**What is asked:** Your task is to transcribe all of the data below exactly, omitting the images.

**Material:**
# # # # # # #

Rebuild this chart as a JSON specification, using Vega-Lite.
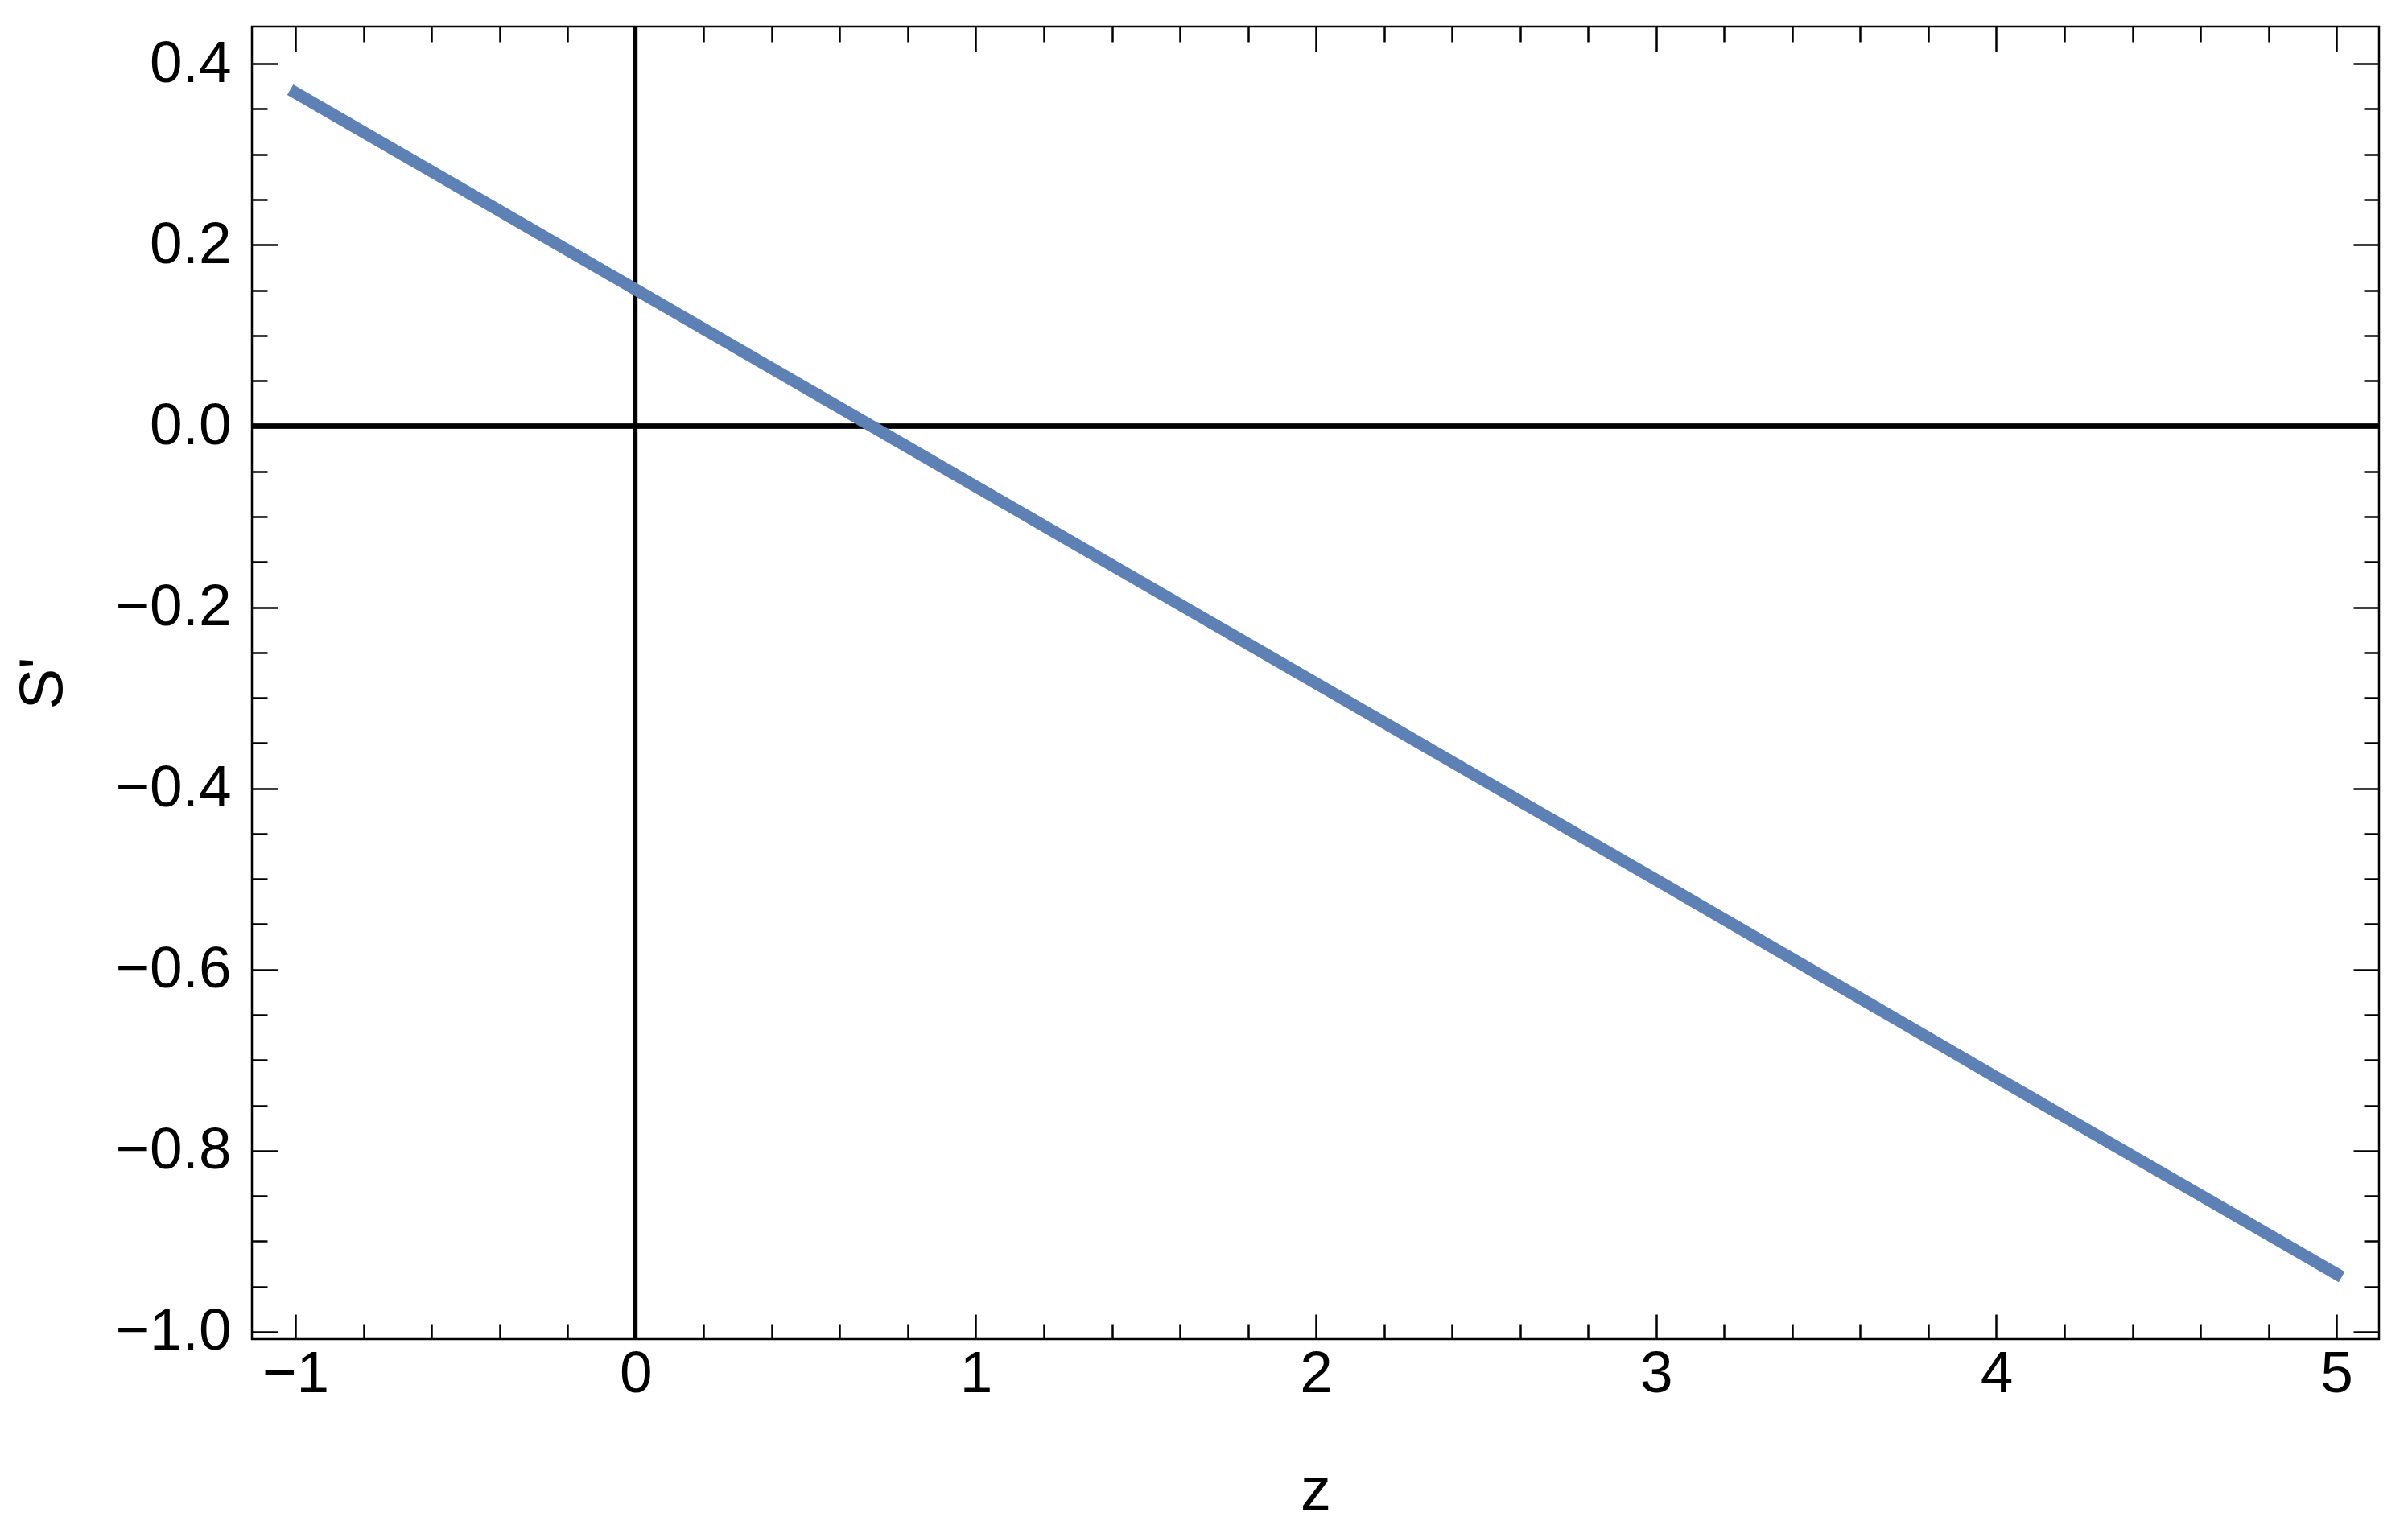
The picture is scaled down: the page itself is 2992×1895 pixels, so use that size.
{
  "$schema": "https://vega.github.io/schema/vega-lite/v6.json",
  "width": 2643,
  "height": 1631,
  "autosize": {"type": "none"},
  "padding": {"left": 313, "top": 33, "right": 36, "bottom": 231},
  "background": "white",
  "config": {
    "view": {"stroke": "black", "strokeWidth": 2.5},
    "axis": {
      "grid": false,
      "domain": false,
      "labelFont": "Liberation Sans",
      "labelFontSize": 73,
      "labelColor": "black",
      "tickColor": "black",
      "tickWidth": 2.5,
      "titleFont": "Liberation Sans",
      "titleFontSize": 76,
      "titleFontWeight": "normal",
      "titleColor": "black",
      "labelOverlap": false,
      "labelFlush": false
    }
  },
  "data": {
    "values": [
      {"z": -1, "s": 0.368},
      {"z": 0, "s": 0.1507},
      {"z": 1, "s": -0.0667},
      {"z": 2, "s": -0.284},
      {"z": 3, "s": -0.501},
      {"z": 4, "s": -0.719},
      {"z": 5, "s": -0.936}
    ]
  },
  "layer": [
    {
      "mark": {"type": "rule", "color": "black", "strokeWidth": 4.5},
      "encoding": {
        "x": {
          "datum": 0,
          "type": "quantitative",
          "axis": {
            "orient": "top",
            "values": [-1, -0.8, -0.6, -0.4, -0.2, 0, 0.2, 0.4, 0.6, 0.8, 1, 1.2, 1.4, 1.6, 1.8, 2, 2.2, 2.4, 2.6, 2.8, 3, 3.2, 3.4, 3.6, 3.8, 4, 4.2, 4.4, 4.6, 4.8, 5],
            "labels": false,
            "title": null,
            "tickSize": {"condition": {"test": "abs(datum.value - round(datum.value)) < 1e-6", "value": -31}, "value": -19}
          }
        }
      }
    },
    {
      "mark": {"type": "rule", "color": "black", "strokeWidth": 5.5},
      "encoding": {
        "y": {
          "datum": 0,
          "type": "quantitative",
          "axis": {
            "orient": "right",
            "values": [-1, -0.95, -0.9, -0.85, -0.8, -0.75, -0.7, -0.65, -0.6, -0.55, -0.5, -0.45, -0.4, -0.35, -0.3, -0.25, -0.2, -0.15, -0.1, -0.05, 0, 0.05, 0.1, 0.15, 0.2, 0.25, 0.3, 0.35, 0.4],
            "labels": false,
            "title": null,
            "tickSize": {"condition": {"test": "abs(datum.value * 5 - round(datum.value * 5)) < 1e-6", "value": -32}, "value": -19}
          }
        }
      }
    },
    {
      "mark": {"type": "line", "color": "#5E81B5", "strokeWidth": 15, "strokeCap": "square"},
      "encoding": {
        "x": {
          "field": "z",
          "type": "quantitative",
          "scale": {"domain": [-1.128, 5.125], "nice": false, "zero": false},
          "axis": {
            "orient": "bottom",
            "values": [-1, -0.8, -0.6, -0.4, -0.2, 0, 0.2, 0.4, 0.6, 0.8, 1, 1.2, 1.4, 1.6, 1.8, 2, 2.2, 2.4, 2.6, 2.8, 3, 3.2, 3.4, 3.6, 3.8, 4, 4.2, 4.4, 4.6, 4.8, 5],
            "labelExpr": "abs(datum.value - round(datum.value)) < 1e-6 ? format(datum.value, '.0f') : ''",
            "labelPadding": 38,
            "tickSize": {"condition": {"test": "abs(datum.value - round(datum.value)) < 1e-6", "value": -31}, "value": -19},
            "title": "z",
            "titlePadding": 59
          }
        },
        "y": {
          "field": "s",
          "type": "quantitative",
          "scale": {"domain": [-1.008, 0.441], "nice": false, "zero": false},
          "axis": {
            "orient": "left",
            "values": [-1, -0.95, -0.9, -0.85, -0.8, -0.75, -0.7, -0.65, -0.6, -0.55, -0.5, -0.45, -0.4, -0.35, -0.3, -0.25, -0.2, -0.15, -0.1, -0.05, 0, 0.05, 0.1, 0.15, 0.2, 0.25, 0.3, 0.35, 0.4],
            "labelExpr": "abs(datum.value * 5 - round(datum.value * 5)) < 1e-6 ? format(datum.value, '.1f') : ''",
            "labelPadding": 58,
            "tickSize": {"condition": {"test": "abs(datum.value * 5 - round(datum.value * 5)) < 1e-6", "value": -32}, "value": -19},
            "title": "S'",
            "titlePadding": 50
          }
        }
      }
    }
  ]
}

# # # # # # #

**Solution:**
Rebuild this chart as a JSON specification, using Vega-Lite.
The picture is scaled down: the page itself is 2992×1895 pixels, so use that size.
{
  "$schema": "https://vega.github.io/schema/vega-lite/v6.json",
  "width": 2643,
  "height": 1631,
  "autosize": {"type": "none"},
  "padding": {"left": 313, "top": 33, "right": 36, "bottom": 231},
  "background": "white",
  "config": {
    "view": {"stroke": "black", "strokeWidth": 2.5},
    "axis": {
      "grid": false,
      "domain": false,
      "labelFont": "Liberation Sans",
      "labelFontSize": 73,
      "labelColor": "black",
      "tickColor": "black",
      "tickWidth": 2.5,
      "titleFont": "Liberation Sans",
      "titleFontSize": 76,
      "titleFontWeight": "normal",
      "titleColor": "black",
      "labelOverlap": false,
      "labelFlush": false
    }
  },
  "data": {
    "values": [
      {"z": -1, "s": 0.368},
      {"z": 0, "s": 0.1507},
      {"z": 1, "s": -0.0667},
      {"z": 2, "s": -0.284},
      {"z": 3, "s": -0.501},
      {"z": 4, "s": -0.719},
      {"z": 5, "s": -0.936}
    ]
  },
  "layer": [
    {
      "mark": {"type": "rule", "color": "black", "strokeWidth": 4.5},
      "encoding": {
        "x": {
          "datum": 0,
          "type": "quantitative",
          "axis": {
            "orient": "top",
            "values": [-1, -0.8, -0.6, -0.4, -0.2, 0, 0.2, 0.4, 0.6, 0.8, 1, 1.2, 1.4, 1.6, 1.8, 2, 2.2, 2.4, 2.6, 2.8, 3, 3.2, 3.4, 3.6, 3.8, 4, 4.2, 4.4, 4.6, 4.8, 5],
            "labels": false,
            "title": null,
            "tickSize": {"condition": {"test": "abs(datum.value - round(datum.value)) < 1e-6", "value": -31}, "value": -19}
          }
        }
      }
    },
    {
      "mark": {"type": "rule", "color": "black", "strokeWidth": 5.5},
      "encoding": {
        "y": {
          "datum": 0,
          "type": "quantitative",
          "axis": {
            "orient": "right",
            "values": [-1, -0.95, -0.9, -0.85, -0.8, -0.75, -0.7, -0.65, -0.6, -0.55, -0.5, -0.45, -0.4, -0.35, -0.3, -0.25, -0.2, -0.15, -0.1, -0.05, 0, 0.05, 0.1, 0.15, 0.2, 0.25, 0.3, 0.35, 0.4],
            "labels": false,
            "title": null,
            "tickSize": {"condition": {"test": "abs(datum.value * 5 - round(datum.value * 5)) < 1e-6", "value": -32}, "value": -19}
          }
        }
      }
    },
    {
      "mark": {"type": "line", "color": "#5E81B5", "strokeWidth": 15, "strokeCap": "square"},
      "encoding": {
        "x": {
          "field": "z",
          "type": "quantitative",
          "scale": {"domain": [-1.128, 5.125], "nice": false, "zero": false},
          "axis": {
            "orient": "bottom",
            "values": [-1, -0.8, -0.6, -0.4, -0.2, 0, 0.2, 0.4, 0.6, 0.8, 1, 1.2, 1.4, 1.6, 1.8, 2, 2.2, 2.4, 2.6, 2.8, 3, 3.2, 3.4, 3.6, 3.8, 4, 4.2, 4.4, 4.6, 4.8, 5],
            "labelExpr": "abs(datum.value - round(datum.value)) < 1e-6 ? format(datum.value, '.0f') : ''",
            "labelPadding": 38,
            "tickSize": {"condition": {"test": "abs(datum.value - round(datum.value)) < 1e-6", "value": -31}, "value": -19},
            "title": "z",
            "titlePadding": 59
          }
        },
        "y": {
          "field": "s",
          "type": "quantitative",
          "scale": {"domain": [-1.008, 0.441], "nice": false, "zero": false},
          "axis": {
            "orient": "left",
            "values": [-1, -0.95, -0.9, -0.85, -0.8, -0.75, -0.7, -0.65, -0.6, -0.55, -0.5, -0.45, -0.4, -0.35, -0.3, -0.25, -0.2, -0.15, -0.1, -0.05, 0, 0.05, 0.1, 0.15, 0.2, 0.25, 0.3, 0.35, 0.4],
            "labelExpr": "abs(datum.value * 5 - round(datum.value * 5)) < 1e-6 ? format(datum.value, '.1f') : ''",
            "labelPadding": 58,
            "tickSize": {"condition": {"test": "abs(datum.value * 5 - round(datum.value * 5)) < 1e-6", "value": -32}, "value": -19},
            "title": "S'",
            "titlePadding": 50
          }
        }
      }
    }
  ]
}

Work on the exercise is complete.